A court in Indonesia has heard the most detailed description yet of how a group of Islamic militants planned and carried out the deadly bomb attack on the island of Bali last October. The account came from Ali Imron, the brother of the man accused of masterminding the plot.
Giving evidence Wednesday in the trial of his elder brother, Ali Ghufron, who is charged with masterminding last year's attack in Bali, Ali Imron told the court there had been one suicide bomber. He says the bomber wore a jacket with explosives sewn into the lining into a popular bar, then set off the charges.
The main charge, he says, the one that did the most damage, was packed in a minivan parked outside a nightclub, and was detonated using a mobile telephone.
More than 200 people, mostly western tourists, died in the blasts, which the alleged bombers say were part of a religious war against western interests.
Indonesian police accuse Ali Ghufron of being the operations chief of Jemaah Islamiah, a militant Muslim organization that is allegedly linked to al-Qaida.
Ali Imron was asked how he felt after the blasts. He said, "confused." He says he was partly happy that the attack went according to plan, but he admitted doubting that such an action could really be part of a holy war.

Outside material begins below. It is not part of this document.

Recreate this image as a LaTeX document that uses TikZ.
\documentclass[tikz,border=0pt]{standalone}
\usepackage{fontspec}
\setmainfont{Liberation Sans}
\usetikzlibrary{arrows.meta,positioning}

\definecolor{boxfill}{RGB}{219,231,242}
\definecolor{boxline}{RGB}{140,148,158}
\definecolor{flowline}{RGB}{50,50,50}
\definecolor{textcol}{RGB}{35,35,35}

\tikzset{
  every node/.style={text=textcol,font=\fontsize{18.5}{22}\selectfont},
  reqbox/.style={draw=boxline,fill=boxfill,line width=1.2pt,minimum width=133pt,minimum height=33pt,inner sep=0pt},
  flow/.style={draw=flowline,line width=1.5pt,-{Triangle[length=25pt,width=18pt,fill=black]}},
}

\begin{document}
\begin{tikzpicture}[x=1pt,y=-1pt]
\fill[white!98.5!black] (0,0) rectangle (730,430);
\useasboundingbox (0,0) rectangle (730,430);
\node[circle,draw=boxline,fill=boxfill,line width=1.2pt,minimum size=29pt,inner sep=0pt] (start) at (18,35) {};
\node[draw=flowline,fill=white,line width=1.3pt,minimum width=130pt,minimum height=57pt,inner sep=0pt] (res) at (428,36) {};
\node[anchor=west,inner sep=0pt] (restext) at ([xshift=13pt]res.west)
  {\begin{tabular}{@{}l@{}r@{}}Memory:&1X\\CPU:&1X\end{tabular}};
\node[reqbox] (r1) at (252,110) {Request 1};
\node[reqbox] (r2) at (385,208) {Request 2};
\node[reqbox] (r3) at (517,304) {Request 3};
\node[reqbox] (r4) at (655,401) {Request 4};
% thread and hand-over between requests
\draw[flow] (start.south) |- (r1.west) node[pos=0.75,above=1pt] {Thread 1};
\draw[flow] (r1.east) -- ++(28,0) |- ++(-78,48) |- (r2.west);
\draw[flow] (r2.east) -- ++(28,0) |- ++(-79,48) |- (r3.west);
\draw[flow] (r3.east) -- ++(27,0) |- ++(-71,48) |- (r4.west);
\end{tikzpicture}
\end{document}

Ali Imron is one of three brothers accused in connection with the bombing. Apart from Ali Ghufron, another brother, Amrozi, is charged with buying the explosives and the van used in the attack.
Ali Imron is the only one of the bombers so far to publicly express regret for the bombing. He was giving evidence against his brother voluntarily because under Indonesian law, no one can be compelled to testify against close relatives.
The three brothers, and many of nearly 30 others arrested in connection with the attack, face death by firing squad if they are convicted.